Indeed, cable networks alone generated nearly $30 billion in U.S. ad revenues only five years ago but brought in just $22.4 billion in 2023, according to S&P Global Market Intelligence data. While the ad market on the whole saw improvements in the latter half of last year, TV did not, with all of the major media giants pinning poor Q3 linear network earnings on the weak advertising environment.
Based on GroupM’s projections and other advertising forecasts, that outlook is unlikely to improve this year, meaning legacy media companies have little choice but to plow ahead with growing their streaming ad tiers, in the hope that CTV can grow large enough to replace linear as the media sector’s money spinner.
The question is, can it?
Impressive growth trajectory aside, CTV revenues are still dwarfed by linear TV’s, due to lighter ad loads and the small scale of ad-supported streaming relative to broadcast and cable’s massive reach.
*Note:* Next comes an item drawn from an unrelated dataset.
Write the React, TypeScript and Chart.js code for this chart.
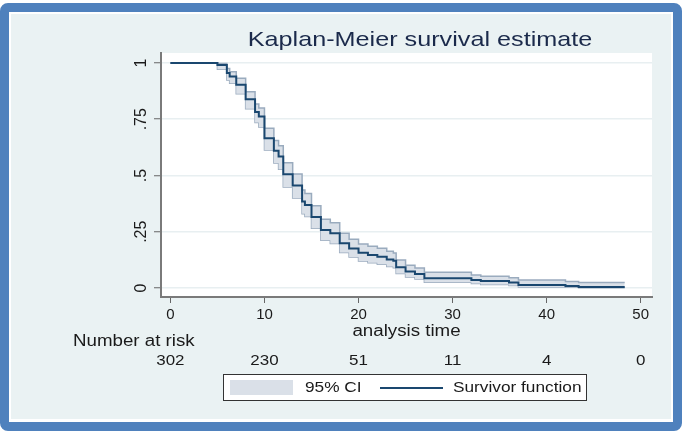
import React, { useEffect, useRef } from "react";
import { Chart, registerables } from "chart.js";

Chart.register(...registerables);

// ---- data ----
const times = [0, 5, 6, 6.3, 7, 8, 9, 9.4, 10, 11, 11.5, 12, 13, 14, 14.3, 15, 16, 17, 18, 19, 20, 21, 22, 23, 23.7, 24, 25, 26, 27, 32, 33, 36, 37, 42, 43.4, 48.3];
const survival = [1, 0.991, 0.955, 0.94, 0.903, 0.839, 0.782, 0.762, 0.665, 0.61, 0.584, 0.505, 0.455, 0.384, 0.369, 0.315, 0.258, 0.243, 0.199, 0.176, 0.157, 0.147, 0.139, 0.127, 0.121, 0.092, 0.073, 0.062, 0.043, 0.036, 0.031, 0.024, 0.013, 0.009, 0.004, 0.004];
const lowerCI = [1, 0.972, 0.924, 0.91, 0.863, 0.797, 0.735, 0.716, 0.613, 0.556, 0.528, 0.449, 0.4, 0.33, 0.318, 0.265, 0.212, 0.198, 0.158, 0.138, 0.12, 0.112, 0.105, 0.095, 0.09, 0.064, 0.049, 0.04, 0.025, 0.02, 0.016, 0.011, 0.004, 0.003, 0.001, 0.001];
const upperCI = [1, 0.998, 0.975, 0.961, 0.932, 0.872, 0.818, 0.8, 0.71, 0.655, 0.632, 0.557, 0.507, 0.435, 0.42, 0.365, 0.305, 0.29, 0.243, 0.217, 0.196, 0.186, 0.177, 0.163, 0.156, 0.124, 0.101, 0.089, 0.07, 0.058, 0.052, 0.045, 0.036, 0.029, 0.024, 0.024];

const xTicks = [0, 10, 20, 30, 40, 50];
const yTicks = [0, 0.25, 0.5, 0.75, 1];
const yTickLabels = ["0", ".25", ".5", ".75", "1"];
const atRisk = [302, 230, 51, 11, 4, 0];

const titleText = "Kaplan-Meier survival estimate";
const xTitle = "analysis time";
const riskTitle = "Number at risk";
const legendCI = "95% CI";
const legendSurv = "Survivor function";

const FONT = "'Liberation Sans', Arial, Helvetica, sans-serif";
const NAVY = "#1a476f";
const BAND_FILL = "#dae0e8";
const BAND_EDGE = "#9aabbe";

function stretchedText(
  ctx: CanvasRenderingContext2D,
  text: string,
  x: number,
  y: number,
  size: number,
  color: string,
  align: CanvasTextAlign,
  sx: number
) {
  ctx.save();
  ctx.translate(x, y);
  ctx.scale(sx, 1);
  ctx.font = `${size}px ${FONT}`;
  ctx.fillStyle = color;
  ctx.textAlign = align;
  ctx.textBaseline = "middle";
  ctx.fillText(text, 0, 0);
  ctx.restore();
}

const decorPlugin = {
  id: "kmDecor",
  beforeDraw(chart: any) {
    const { ctx, chartArea } = chart;
    ctx.save();
    ctx.fillStyle = "#ffffff";
    ctx.fillRect(chartArea.left, chartArea.top, chartArea.right - chartArea.left, chartArea.bottom - chartArea.top);
    ctx.restore();
  },
  afterDraw(chart: any) {
    const { ctx, chartArea } = chart;
    const xs = chart.scales.x;
    // title
    stretchedText(ctx, titleText, 420, 40, 21, "#1b2a4b", "center", 1.2);
    // x title
    stretchedText(ctx, xTitle, (chartArea.left + chartArea.right) / 2, 332, 16, "#1a1a1a", "center", 1.17);
    // number at risk
    stretchedText(ctx, riskTitle, 73, 342, 16, "#1a1a1a", "left", 1.17);
    atRisk.forEach((n, i) => {
      stretchedText(ctx, String(n), xs.getPixelForValue(xTicks[i]), 361, 15, "#1a1a1a", "center", 1.13);
    });
    // legend
    ctx.save();
    ctx.fillStyle = "#ffffff";
    ctx.fillRect(223.5, 374.5, 363, 26);
    ctx.strokeStyle = "#333333";
    ctx.lineWidth = 1;
    ctx.strokeRect(223.5, 374.5, 363, 26);
    ctx.fillStyle = BAND_FILL;
    ctx.fillRect(230, 380, 63, 15);
    ctx.strokeStyle = NAVY;
    ctx.lineWidth = 2;
    ctx.beginPath();
    ctx.moveTo(380, 388);
    ctx.lineTo(443, 388);
    ctx.stroke();
    ctx.restore();
    stretchedText(ctx, legendCI, 305, 388, 15, "#1a1a1a", "left", 1.15);
    stretchedText(ctx, legendSurv, 453, 388, 15, "#1a1a1a", "left", 1.15);
  },
};

export default function App() {
  const canvasRef = useRef<HTMLCanvasElement | null>(null);

  useEffect(() => {
    const canvas = canvasRef.current;
    if (!canvas) return;
    const pts = (vals: number[]) => times.map((t, i) => ({ x: t, y: vals[i] }));
    const chart = new Chart(canvas, {
      type: "line",
      data: {
        datasets: [
          {
            label: "Survivor function",
            data: pts(survival),
            borderColor: NAVY,
            borderWidth: 2,
            pointRadius: 0,
            stepped: "before",
            fill: false,
            order: 0,
          },
          {
            label: "Upper",
            data: pts(upperCI),
            borderColor: BAND_EDGE,
            backgroundColor: BAND_FILL,
            borderWidth: 1.5,
            pointRadius: 0,
            stepped: "before",
            fill: "+1",
            order: 1,
          },
          {
            label: "Lower",
            data: pts(lowerCI),
            borderColor: BAND_EDGE,
            borderWidth: 1.5,
            pointRadius: 0,
            stepped: "before",
            fill: false,
            order: 2,
          },
        ],
      },
      options: {
        responsive: false,
        animation: false,
        devicePixelRatio: 1,
        layout: { padding: { left: 0, right: 33, top: 53, bottom: 0 } },
        plugins: {
          legend: { display: false },
          title: { display: false },
          tooltip: { enabled: false },
        },
        scales: {
          x: {
            type: "linear",
            min: -1,
            max: 51.2,
            afterBuildTicks: (s: any) => {
              s.ticks = xTicks.map((v) => ({ value: v }));
            },
            afterFit: (s: any) => {
              s.height = 431 - 297;
            },
            grid: {
              drawOnChartArea: false,
              drawTicks: true,
              tickLength: 6,
              tickColor: "#666666",
              tickWidth: 1,
            },
            border: { color: "#7a7a7a", width: 2 },
            ticks: {
              maxRotation: 0,
              minRotation: 0,
              padding: 3,
              color: "#1a1a1a",
              font: { family: FONT, size: 15 },
              callback: (v: any) => String(v),
            },
          },
          y: {
            type: "linear",
            min: -0.04,
            max: 1.0444,
            afterBuildTicks: (s: any) => {
              s.ticks = yTicks.map((v) => ({ value: v }));
            },
            afterFit: (s: any) => {
              s.width = 161;
            },
            grid: {
              color: "#e8eff1",
              lineWidth: 1.5,
              drawTicks: true,
              tickLength: 7,
              tickColor: "#666666",
              tickWidth: 1,
            },
            border: { color: "#7a7a7a", width: 2 },
            ticks: {
              minRotation: 90,
              maxRotation: 90,
              crossAlign: "center",
              padding: 1,
              color: "#1a1a1a",
              font: { family: FONT, size: 16 },
              callback: (v: any) => {
                const i = yTicks.indexOf(Number(v));
                return i >= 0 ? yTickLabels[i] : "";
              },
            },
          },
        },
      },
      plugins: [decorPlugin],
    });
    return () => chart.destroy();
  }, []);

  return (
    <div style={{ position: "fixed", left: 0, top: 0, width: 685, height: 431, background: "#ffffff", overflow: "hidden" }}>
      <div
        style={{
          position: "absolute",
          left: 0,
          top: 3,
          width: 682,
          height: 428,
          boxSizing: "border-box",
          border: "9px solid #4f81bd",
          borderRadius: 8,
          background: "#ffffff",
        }}
      />
      <div style={{ position: "absolute", left: 11, top: 14, width: 660, height: 405, background: "#eaf2f3" }} />
      <canvas
        ref={canvasRef}
        width={685}
        height={431}
        style={{ position: "absolute", left: 0, top: 0, width: 685, height: 431 }}
      />
    </div>
  );
}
Madison and Wall analyst Brian Wieser, for one, projects a 24% decline in available U.S. TV ad inventory by 2027.
It seems likely streaming ad loads will grow over time; hearken back again to the NYT in 1981 and recall that cable ad revenues were once described as “minuscule” — just $45 million in 1980. And the financial rewards of increasing ad inventory on streaming are going to be too great for any self-respecting business to pass up; it will simply be a matter of growing them gradually enough not to alienate viewers.
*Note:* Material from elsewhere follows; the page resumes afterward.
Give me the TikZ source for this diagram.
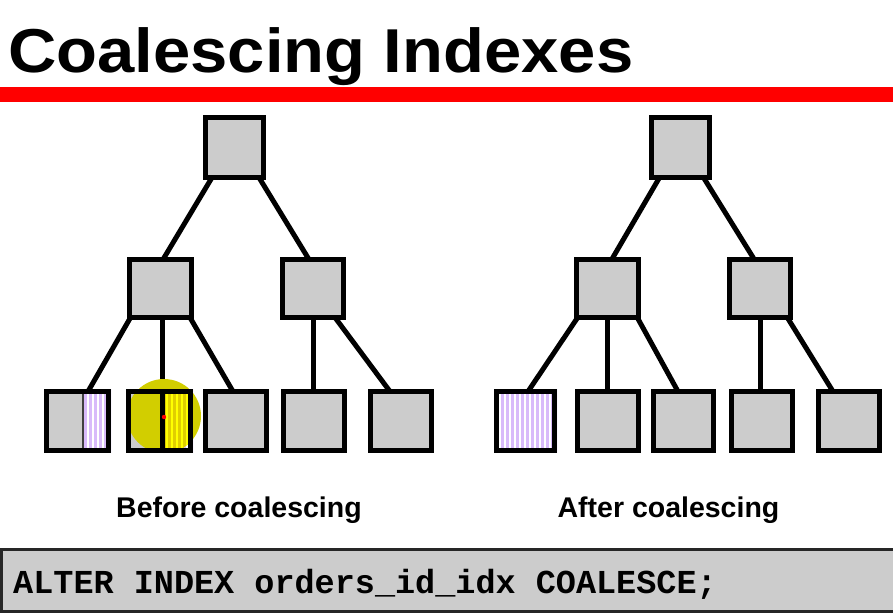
\documentclass[tikz,border=0pt]{standalone}
\usepackage{fontspec}
\setmainfont{Liberation Sans}
\setmonofont{Liberation Mono}
\definecolor{boxgray}{RGB}{204,204,204}
\definecolor{lav}{RGB}{216,186,250}
\definecolor{hiolive}{RGB}{210,206,0}
\definecolor{hiyel}{RGB}{255,255,0}
\definecolor{hidark}{RGB}{224,206,0}
\definecolor{barred}{RGB}{255,0,0}
\begin{document}
\begin{tikzpicture}[x=1pt,y=-1pt,
  box/.style={draw=black, line width=5pt, fill=boxgray, inner sep=0pt, outer sep=0pt},
  leafbox/.style={box, minimum width=61pt, minimum height=59pt},
  midbox/.style={box, minimum width=62pt, minimum height=58pt},
  rootbox/.style={box, minimum width=58pt, minimum height=60pt},
  conn/.style={line width=5pt},
  outline/.style={draw=black, line width=5pt},
  lbl/.style={font=\fontsize{28.5}{30}\selectfont\bfseries, inner sep=0pt, anchor=base},
]
\useasboundingbox (0,0) rectangle (893,614);
\fill[white] (0,0) rectangle (893,614);

% title
\node[anchor=base west, inner sep=0pt, xscale=1.08, font=\fontsize{62}{64}\selectfont\bfseries] (title) at (8,72) {Coalescing Indexes};
\fill[barred] (0,87) rectangle (893,102);

% ---------- left tree ----------
\node[rootbox] (rootL) at (234,147.5) {};
\node[midbox] (aL) at (160.5,288.5) {};
\node[midbox, minimum width=61pt] (bL) at (313,288.5) {};
\node[leafbox, minimum width=62pt] (l1) at (77.5,421) {};
\node[leafbox, minimum width=62pt] (l2) at (159.5,421) {};
\node[leafbox] (l3) at (236,421) {};
\node[leafbox] (l4) at (313.5,421) {};
\node[leafbox] (l5) at (401,421) {};

\draw[conn] ([xshift=-22pt]rootL.south) -- ([xshift=2.5pt]aL.north);
\draw[conn] ([xshift=25pt]rootL.south) -- ([xshift=-4pt]bL.north);
\draw[conn] ([xshift=-30pt]aL.south) -- ([xshift=10.5pt]l1.north);
\draw[conn] ([xshift=1.5pt]aL.south) -- ([xshift=2.5pt]l2.north);
\draw[conn] ([xshift=29.5pt]aL.south) -- ([xshift=-3pt]l3.north);
\draw[conn] (bL.south) -- (bL.south |- l4.north);
\draw[conn] ([xshift=22pt]bL.south) -- ([xshift=-11pt]l5.north);

% leaf 1: half gray, half striped
\begin{scope}
  \clip (83,389) rectangle (111,453);
  \fill[white] (83,389) rectangle (111,453);
  \foreach \x in {84,89,...,109} {\fill[lav] (\x,389) rectangle ++(2.5,64);}
\end{scope}
\draw[black!75, line width=1.5pt] (83,390) -- (83,452);
\draw[outline] (l1.north west) rectangle (l1.south east);

% leaf 2: half gray, half striped, highlighted
\begin{scope}
  \clip (162,389) rectangle (193,453);
  \fill[white] (162,389) rectangle (193,453);
  \foreach \x in {163,168,...,193} {\fill[lav] (\x,389) rectangle ++(2.5,64);}
\end{scope}
\fill[hiolive] (164,416) circle (37);
\begin{scope}
  \clip (164,416) circle (37);
  \clip (162,389) rectangle (193,453);
  \fill[hiyel] (162,389) rectangle (193,453);
  \foreach \x in {163,168,...,193} {\fill[hidark] (\x,389) rectangle ++(2.5,64);}
\end{scope}
\draw[outline] (l2.north west) rectangle (l2.south east);
\draw[conn] (l2.north -| 162,0) -- (l2.south -| 162,0);
\fill[red] (164,417) circle (2.2);

% ---------- right tree ----------
\node[rootbox] (rootR) at (680.5,147.5) {};
\node[midbox, minimum width=62pt] (aR) at (607.5,288) {};
\node[midbox, minimum width=61pt] (bR) at (760,288) {};
\node[leafbox, minimum width=58pt] (r1) at (525.5,421) {};
\node[leafbox] (r2) at (608,421) {};
\node[leafbox, minimum width=60pt] (r3) at (683.5,421) {};
\node[leafbox] (r4) at (762,421) {};
\node[leafbox] (r5) at (849,421) {};

\draw[conn] ([xshift=-21pt]rootR.south) -- ([xshift=4.5pt]aR.north);
\draw[conn] ([xshift=23pt]rootR.south) -- ([xshift=-6pt]bR.north);
\draw[conn] ([xshift=-29.5pt]aR.south) -- ([xshift=2.5pt]r1.north);
\draw[conn] (aR.south) -- (aR.south |- r2.north);
\draw[conn] ([xshift=29.5pt]aR.south) -- ([xshift=-5.5pt]r3.north);
\draw[conn] (bR.south) -- (bR.south |- r4.north);
\draw[conn] ([xshift=27pt]bR.south) -- ([xshift=-16pt]r5.north);

% leaf r1: fully striped
\begin{scope}
  \clip (494,389) rectangle (557,453);
  \fill[white] (494,389) rectangle (557,453);
  \foreach \x in {496,501,...,556} {\fill[lav] (\x,389) rectangle ++(2.5,64);}
\end{scope}
\draw[outline] (r1.north west) rectangle (r1.south east);

% labels
\node[lbl] (before) at (239,517) {Before coalescing};
\node[lbl] (after) at (668.5,517) {After coalescing};

% code bar
\draw[fill=boxgray, draw=black!85, line width=3pt] (1.5,549.5) rectangle (900,611.5);
\node[anchor=base west, inner sep=0pt, font=\ttfamily\bfseries\fontsize{33.5}{35}\selectfont] (code) at (13,593) {ALTER INDEX orders\_id\_idx COALESCE;};
\end{tikzpicture}
\end{document}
There are also significant opportunities in innovative ads that should help to expand revenue. Disney is already exploring bringing shoppable ads to its streaming platforms, and Amazon is certain to expand such ads on Prime Video to tie into its e-commerce platform after experimenting with the format on its Black Friday NFL broadcast.
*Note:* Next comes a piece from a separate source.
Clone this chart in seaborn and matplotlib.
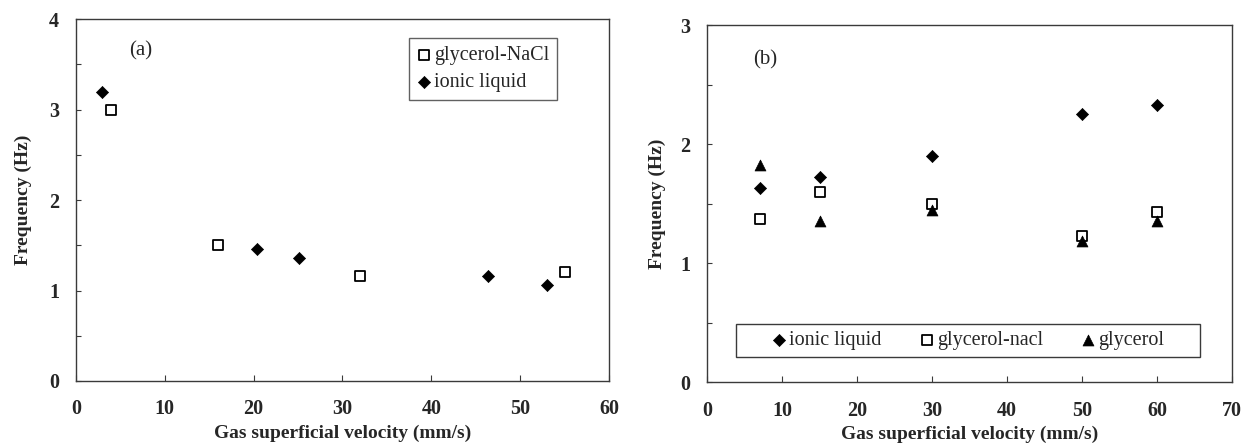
import matplotlib
matplotlib.use("Agg")
import matplotlib.pyplot as plt
from matplotlib.patches import Rectangle
import seaborn as sns
import numpy as np

# Panel (a): bubbling frequency vs gas superficial velocity
a_nacl_x = [4.0, 16.0, 32.0, 55.0]
a_nacl_y = [3.00, 1.50, 1.16, 1.20]
a_ionic_x = [2.9, 20.4, 25.1, 46.4, 53.0]
a_ionic_y = [3.20, 1.46, 1.36, 1.16, 1.06]

# Panel (b)
b_x = [7, 15, 30, 50, 60]
b_ionic_y = [1.63, 1.73, 1.90, 2.26, 2.33]
b_nacl_y = [1.37, 1.60, 1.50, 1.23, 1.43]
b_glyc_y = [1.83, 1.36, 1.45, 1.19, 1.36]

x_ticks_a = [0, 10, 20, 30, 40, 50, 60]
y_ticks_a = [0, 1, 2, 3, 4]
x_ticks_b = [0, 10, 20, 30, 40, 50, 60, 70]
y_ticks_b = [0, 1, 2, 3]

sns.set_style("ticks")
plt.rcParams["font.family"] = ["Liberation Serif", "DejaVu Serif"]

fig = plt.figure(figsize=(12.48, 4.43), dpi=100)
ax_a = fig.add_axes([0.0607, 0.140, 0.4273, 0.8165])
ax_b = fig.add_axes([0.5666, 0.1366, 0.4207, 0.8060])

spine_col = "#3a3a3a"
sq_kw = dict(marker="s", s=52, color="white", edgecolor="black", linewidth=1.3, zorder=3)
dm_kw = dict(marker="D", s=38, color="black", edgecolor="black", linewidth=0.5, zorder=4)
tr_kw = dict(marker="^", s=62, color="black", edgecolor="black", linewidth=0.5, zorder=3)

# ---- panel (a)
sns.scatterplot(x=a_nacl_x, y=a_nacl_y, ax=ax_a, label="glycerol-NaCl", **sq_kw)
sns.scatterplot(x=a_ionic_x, y=a_ionic_y, ax=ax_a, label="ionic liquid", **dm_kw)

# ---- panel (b)
sns.scatterplot(x=b_x, y=b_ionic_y, ax=ax_b, label="ionic liquid", **dm_kw)
sns.scatterplot(x=b_x, y=b_nacl_y, ax=ax_b, label="glycerol-nacl", **sq_kw)
sns.scatterplot(x=b_x, y=b_glyc_y, ax=ax_b, label="glycerol", **tr_kw)


def style_axes(ax, xt, yt):
    ax.set_xlim(xt[0], xt[-1])
    ax.set_ylim(yt[0], yt[-1])
    ax.set_xticks(xt)
    ax.set_yticks(yt)
    ax.set_yticks(np.arange(yt[0] + 0.5, yt[-1], 1.0), minor=True)
    ax.set_xticklabels([str(v) for v in xt], fontweight="bold", fontsize=14.5)
    ax.set_yticklabels([str(v) for v in yt], fontweight="bold", fontsize=14.5)
    ax.tick_params(axis="x", which="major", direction="in", length=4.5, width=0.8,
                   color=spine_col, pad=13, top=False)
    ax.tick_params(axis="y", which="both", direction="in", length=3.5, width=0.8,
                   color=spine_col, pad=12, right=False)
    for sp in ax.spines.values():
        sp.set_visible(True)
        sp.set_color(spine_col)
        sp.set_linewidth(1.0)
    ax.set_xlabel("Gas superficial velocity (mm/s)", fontsize=14, fontweight="bold")
    ax.set_ylabel("Frequency (Hz)", fontsize=14, fontweight="bold")
    ax.set_facecolor("white")


style_axes(ax_a, x_ticks_a, y_ticks_a)
style_axes(ax_b, x_ticks_b, y_ticks_b)

ax_a.xaxis.set_label_coords(0.5, -0.122)
ax_a.yaxis.set_label_coords(-0.082, 0.5)
ax_b.xaxis.set_label_coords(0.5, -0.120)
ax_b.yaxis.set_label_coords(-0.079, 0.5)

ax_a.text(0.122, 0.913, "(a)", transform=ax_a.transAxes, fontsize=15,
          ha="center", va="center")
ax_b.text(0.110, 0.904, "(b)", transform=ax_b.transAxes, fontsize=15,
          ha="center", va="center")

leg_a = ax_a.legend(loc="upper right", bbox_to_anchor=(0.9025, 0.948),
                    fontsize=14.5, frameon=True, fancybox=False, borderpad=0.4,
                    handlelength=0.7, handletextpad=0.15, labelspacing=0.4,
                    borderaxespad=0.0)
leg_a.get_frame().set_edgecolor(spine_col)
leg_a.get_frame().set_linewidth(1.0)

# frame of the (b) legend spans wider than its entries
ax_b.add_patch(Rectangle((0.0552, 0.0714), 0.884, 0.093, transform=ax_b.transAxes,
                         facecolor="white", edgecolor=spine_col, linewidth=1.0, zorder=5))
leg_b = ax_b.legend(loc="center", bbox_to_anchor=(0.497, 0.118), ncol=3,
                    fontsize=14.5, frameon=False, handlelength=0.7,
                    handletextpad=0.15, columnspacing=1.9, borderaxespad=0.0)
leg_b.set_zorder(6)

fig.savefig("out.png", dpi=100, facecolor="white")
Meanwhile, the demise of cookies on digital platforms — which will surely be accelerated by Google ditching the technology this year — will push more brands to CTV ad formats, where they can leverage a wealth of viewer data to better target ads to consumers.
GroupM, for its part, projects global CTV ad revenues to reach nearly $46 billion by 2028, noting the category could account for more than half of total TV revenue by 2026. But that’s probably small comfort to the companies dealing with demanding investors and very real secular decline right now, who will see the linear TV business continue to erode at an increasingly nerve-wracking pace between now and 2026.
Legacy media’s best hope, therefore, is to continue pushing customers to ad-supported plans and pray that revenues can accelerate faster than analysts expect — and, potentially, start to grow streaming inventories as consumers get more used to watching ads there. It’s hardly a perfect strategy, but considering these companies essentially opened the vein for their own bloodletting, they can hardly complain about imperfect strategies.